Statt nur Kosten zu sparen, stellt sich vielmehr die Frage, welche Arbeitsumgebung den Wissensaustausch, Produktivität und Innovation am besten fördert. Andernfalls spart am Ende das Grossraumbüro zwar Mietkosten, erhöht aber gleichzeitig die Fluktuation.

Home Office und Open Space

Mit Laptop und Handy wurden die ersten Mitarbeitenden um die Jahrtausendwende von zu Hause tätig. Die Geburtsstunde des „Home Office“ unterstützte auch die Vereinbarkeit von Familie und Beruf junger Eltern. Mit Videokonferenzen und Datenaustausch über die Cloud gibt es nur noch wenige Gründe, die gegen das gelegentliche Arbeiten von zu Hause sprechen.

Wer häufig von zu Hause oder vor Ort beim Kunden arbeitet, muss nicht dauerhaft teure Quadratmeter in der Innenstadt blockieren. Insbesondere Beratungsunternehmen sind Vorreiter bei der flexiblen Nutzung von Arbeitsplätzen. Dabei checken die Mitarbeitenden morgens ein und gehen mit ihrem Rollcontainer zu einem freien Schreibtisch. Das setzt voraus, dass nicht zu knapp kalkuliert wird und es zu keinen Wartezeiten kommt.

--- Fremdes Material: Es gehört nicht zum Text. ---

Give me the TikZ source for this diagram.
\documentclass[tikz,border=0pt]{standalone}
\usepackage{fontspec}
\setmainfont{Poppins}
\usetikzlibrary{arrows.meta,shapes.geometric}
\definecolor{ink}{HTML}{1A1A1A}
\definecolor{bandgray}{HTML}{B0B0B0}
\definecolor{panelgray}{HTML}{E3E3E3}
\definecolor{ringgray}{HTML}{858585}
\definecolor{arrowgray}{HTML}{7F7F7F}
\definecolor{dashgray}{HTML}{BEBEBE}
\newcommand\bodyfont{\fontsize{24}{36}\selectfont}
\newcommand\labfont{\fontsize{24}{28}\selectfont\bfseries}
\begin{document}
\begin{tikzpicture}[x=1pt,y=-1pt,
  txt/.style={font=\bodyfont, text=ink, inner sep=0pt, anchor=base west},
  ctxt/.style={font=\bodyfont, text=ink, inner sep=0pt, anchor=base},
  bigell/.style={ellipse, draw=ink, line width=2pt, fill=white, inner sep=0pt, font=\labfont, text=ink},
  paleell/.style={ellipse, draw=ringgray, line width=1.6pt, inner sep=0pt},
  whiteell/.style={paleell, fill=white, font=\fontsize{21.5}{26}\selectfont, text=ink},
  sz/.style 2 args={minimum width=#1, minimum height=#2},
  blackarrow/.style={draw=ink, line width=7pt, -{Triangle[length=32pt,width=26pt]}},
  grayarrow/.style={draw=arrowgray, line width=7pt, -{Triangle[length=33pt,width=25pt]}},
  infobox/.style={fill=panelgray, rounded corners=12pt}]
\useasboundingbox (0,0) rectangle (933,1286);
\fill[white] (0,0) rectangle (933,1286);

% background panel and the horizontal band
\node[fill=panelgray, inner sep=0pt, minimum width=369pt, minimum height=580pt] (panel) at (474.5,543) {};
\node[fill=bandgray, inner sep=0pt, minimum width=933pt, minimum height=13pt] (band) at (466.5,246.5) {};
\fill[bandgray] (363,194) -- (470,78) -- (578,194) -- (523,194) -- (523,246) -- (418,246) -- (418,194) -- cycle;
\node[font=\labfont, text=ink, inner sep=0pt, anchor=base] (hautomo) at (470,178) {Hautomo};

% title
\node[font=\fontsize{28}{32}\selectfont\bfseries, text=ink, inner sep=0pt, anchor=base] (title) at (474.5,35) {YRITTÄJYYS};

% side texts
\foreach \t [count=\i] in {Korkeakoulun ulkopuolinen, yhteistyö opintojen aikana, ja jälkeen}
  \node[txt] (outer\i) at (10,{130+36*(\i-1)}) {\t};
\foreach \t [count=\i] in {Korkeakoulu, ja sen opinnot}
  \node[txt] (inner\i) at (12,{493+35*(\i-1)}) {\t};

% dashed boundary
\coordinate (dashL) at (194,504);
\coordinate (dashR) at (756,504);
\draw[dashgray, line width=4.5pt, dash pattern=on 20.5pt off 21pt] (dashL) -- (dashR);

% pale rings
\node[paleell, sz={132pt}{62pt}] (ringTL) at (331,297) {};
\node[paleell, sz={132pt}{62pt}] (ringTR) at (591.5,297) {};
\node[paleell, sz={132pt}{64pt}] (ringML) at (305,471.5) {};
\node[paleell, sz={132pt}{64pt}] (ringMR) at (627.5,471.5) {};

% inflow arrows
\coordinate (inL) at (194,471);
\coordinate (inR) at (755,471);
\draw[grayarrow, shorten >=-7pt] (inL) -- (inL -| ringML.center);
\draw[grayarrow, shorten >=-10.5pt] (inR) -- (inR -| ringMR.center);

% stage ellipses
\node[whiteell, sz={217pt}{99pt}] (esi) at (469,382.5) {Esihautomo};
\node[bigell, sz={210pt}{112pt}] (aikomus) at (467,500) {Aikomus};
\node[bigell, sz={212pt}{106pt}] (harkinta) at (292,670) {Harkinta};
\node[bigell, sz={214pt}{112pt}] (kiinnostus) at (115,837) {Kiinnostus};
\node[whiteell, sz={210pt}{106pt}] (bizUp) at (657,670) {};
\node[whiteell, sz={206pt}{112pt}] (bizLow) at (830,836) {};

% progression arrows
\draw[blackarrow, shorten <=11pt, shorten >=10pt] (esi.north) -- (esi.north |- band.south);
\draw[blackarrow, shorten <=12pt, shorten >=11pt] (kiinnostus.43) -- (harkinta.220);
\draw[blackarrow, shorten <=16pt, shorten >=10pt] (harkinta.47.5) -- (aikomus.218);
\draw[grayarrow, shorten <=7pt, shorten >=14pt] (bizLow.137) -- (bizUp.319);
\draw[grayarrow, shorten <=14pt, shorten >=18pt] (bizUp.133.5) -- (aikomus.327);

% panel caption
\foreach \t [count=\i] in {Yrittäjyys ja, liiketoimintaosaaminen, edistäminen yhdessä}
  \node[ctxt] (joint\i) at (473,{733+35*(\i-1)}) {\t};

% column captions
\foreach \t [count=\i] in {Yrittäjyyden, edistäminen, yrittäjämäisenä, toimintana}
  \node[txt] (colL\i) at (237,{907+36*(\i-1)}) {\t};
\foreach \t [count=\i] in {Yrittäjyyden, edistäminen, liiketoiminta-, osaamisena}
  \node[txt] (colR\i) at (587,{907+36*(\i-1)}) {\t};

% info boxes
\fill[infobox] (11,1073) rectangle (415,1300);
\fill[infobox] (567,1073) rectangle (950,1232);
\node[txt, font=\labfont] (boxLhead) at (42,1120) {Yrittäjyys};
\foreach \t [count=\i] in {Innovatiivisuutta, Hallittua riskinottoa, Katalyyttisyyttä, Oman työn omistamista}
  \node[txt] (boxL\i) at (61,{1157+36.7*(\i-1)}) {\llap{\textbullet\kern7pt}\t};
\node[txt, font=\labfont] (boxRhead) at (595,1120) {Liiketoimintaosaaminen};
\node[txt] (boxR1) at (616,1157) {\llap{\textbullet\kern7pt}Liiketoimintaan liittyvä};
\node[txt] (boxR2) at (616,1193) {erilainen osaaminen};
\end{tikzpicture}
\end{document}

Zudem müssen sich alle an die Spielregeln halten und ihren temporären Arbeitsplatz am Abend aufgeräumt und sauber hinterlassen.

New Work im neuen Grossraumbüro

Durch Digitalisierung, New Work und Ansätze wie Design Thinking wird die Hierarchie übergreifende Zusammenarbeit von Mitarbeitenden unterschiedlicher Abteilungen wichtiger, um innovativ zu bleiben. Das offene und interdisziplinäre Grossraumbüro scheint die ideale Umgebung für ein kreatives und agiles Miteinander und den schnellen Ideenaustausch. Durch kleine Besprechungsräume, Rückzugsflächen und gemütliche Ecken passt sich die Arbeitsumgebung flexibel der jeweiligen Aufgabe an und ergänzt die Arbeitsplätze im Grossraumbüro.

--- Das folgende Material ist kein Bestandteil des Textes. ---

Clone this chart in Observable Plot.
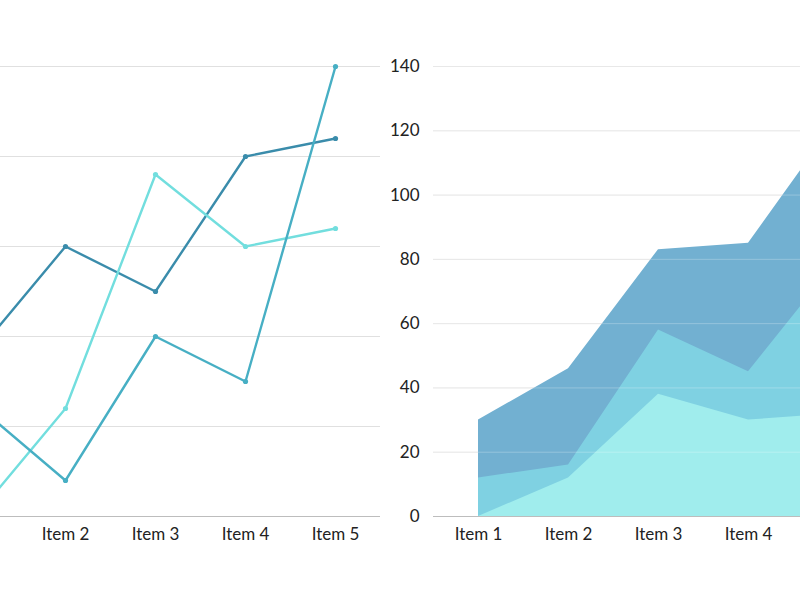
<!DOCTYPE html>
<html>
<head>
<meta charset="utf-8">
<script src="https://cdn.jsdelivr.net/npm/d3@7"></script>
<script src="https://cdn.jsdelivr.net/npm/@observablehq/plot@0.6"></script>
<style>
  html, body { margin: 0; padding: 0; background: #fff; }
  body { width: 800px; height: 600px; overflow: hidden; position: relative; font-family: Lato, "Noto Sans", sans-serif; }
  #left, #right { position: absolute; top: 0; }
  #left { left: -130px; width: 510px; }
  #right { left: 388px; width: 495px; }
  svg { max-width: none !important; }
</style>
</head>
<body>
<div id="left"></div>
<div id="right"></div>
<script>
const items = ["Item 1", "Item 2", "Item 3", "Item 4", "Item 5"];

// Left panel: line chart (three series)
const lineDark = [36, 60, 50, 80, 84];
const lineLight = [0, 24, 76, 60, 64];
const lineMid = [25, 8, 40, 30, 100];
const leftTicks = [0, 20, 40, 60, 80, 100];
const leftLabels = ["Item 2", "Item 3", "Item 4", "Item 5"];

// Right panel: area chart (three layers, drawn back to front)
const areaTop = [30, 46, 83, 85, 124];
const areaMiddle = [12, 16, 58, 45, 80];
const areaBottom = [0, 12, 38, 30, 32];
const rightTicks = [0, 20, 40, 60, 80, 100, 120, 140];

const lineSeries = [
  {name: "A", values: lineDark, color: "#3a8cab"},
  {name: "B", values: lineLight, color: "#72dede"},
  {name: "C", values: lineMid, color: "#47afc4"}
];
const lineRows = lineSeries.flatMap(s => s.values.map((v, i) => ({item: items[i], value: v, series: s.name})));

const areaSeries = [
  {name: "top", values: areaTop, color: "#72b0d1"},
  {name: "middle", values: areaMiddle, color: "#7fd1e2"},
  {name: "bottom", values: areaBottom, color: "#a0eded"}
];

const font = "Lato, 'Noto Sans', sans-serif";

const left = Plot.plot({
  width: 510,
  height: 566,
  marginLeft: 60,
  marginRight: 0,
  marginTop: 66,
  marginBottom: 50,
  style: {fontFamily: font, fontSize: "17px", color: "#222", background: "transparent"},
  x: {type: "point", domain: items, padding: 0.5, label: null, tickSize: 0, tickPadding: 11, ticks: leftLabels},
  y: {domain: [0, 100], axis: null},
  marks: [
    Plot.gridY(leftTicks, {stroke: "#e0e0e0", strokeOpacity: 1, strokeWidth: 1}),
    Plot.ruleY([0], {stroke: "#bdbdbd", strokeWidth: 1.2}),
    ...lineSeries.map(s => Plot.line(lineRows.filter(d => d.series === s.name), {x: "item", y: "value", stroke: s.color, strokeWidth: 2.4})),
    ...lineSeries.map(s => Plot.dot(lineRows.filter(d => d.series === s.name), {x: "item", y: "value", fill: s.color, r: 2.6}))
  ]
});
document.getElementById("left").appendChild(left);

const right = Plot.plot({
  width: 495,
  height: 566,
  marginLeft: 45,
  marginRight: 0,
  marginTop: 66,
  marginBottom: 50,
  style: {fontFamily: font, fontSize: "17px", color: "#222", background: "transparent"},
  x: {type: "point", domain: items, padding: 0.5, label: null, tickSize: 0, tickPadding: 11, ticks: items.slice(0, 4)},
  y: {domain: [0, 140], ticks: rightTicks, label: null, tickSize: 0, tickPadding: 14},
  marks: [
    Plot.gridY(rightTicks, {stroke: "#e0e0e0", strokeOpacity: 1}),
    ...areaSeries.map(s => Plot.areaY(s.values.map((v, i) => ({item: items[i], value: v})), {x: "item", y: "value", fill: s.color, fillOpacity: 1})),
    Plot.gridY(rightTicks, {stroke: "#ffffff", strokeOpacity: 0.25}),
    Plot.ruleY([0], {stroke: "#bdbdbd", strokeWidth: 1.2})
  ]
});
document.getElementById("right").appendChild(right);
</script>
</body>
</html>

Mit der entsprechenden Technik ausgestattet nutzen die Mitarbeitenden diese Bereiche für Meetings oder um sich ungestört zu konzentrieren. Rückzugsorte sind wichtig, damit die Mitarbeitenden zufrieden und ausgeglichen bleiben, trotz vieler Kolleginnen und Kollegen auf engem Raum. Der Hersteller von Laufschuhen On Running geht in Zürich noch einen Schritt weiter und richtete einen schallgeschützten Raum ein, den er „Black Out Room“ nennt.

Wohin geht die Reise?

Es gibt nicht die eine optimale Lösung für alle: Die Mitarbeitenden sollten gehört werden und sich mit ihren Wünschen und Vorstellungen in die Planung einbringen. Arbeitet die Führungsetage weiter in Einzelbüros, lässt sich der Wandel zum Open-Space-Konzept schwer vermitteln: Der Ansatz muss von allen gelebt werden. Moderne Raumkonzepte bieten neben den normalen Arbeitsplätzen Bereiche der Kommunikation und stille Rückzugsinseln ermöglichen, hoch konzentriert und ungestört zu arbeiten. Die ideale Arbeitsumgebung wird unterschiedlichen Bedürfnissen gerecht und das Arbeiten von zu Hause sollte ergänzend möglich sein.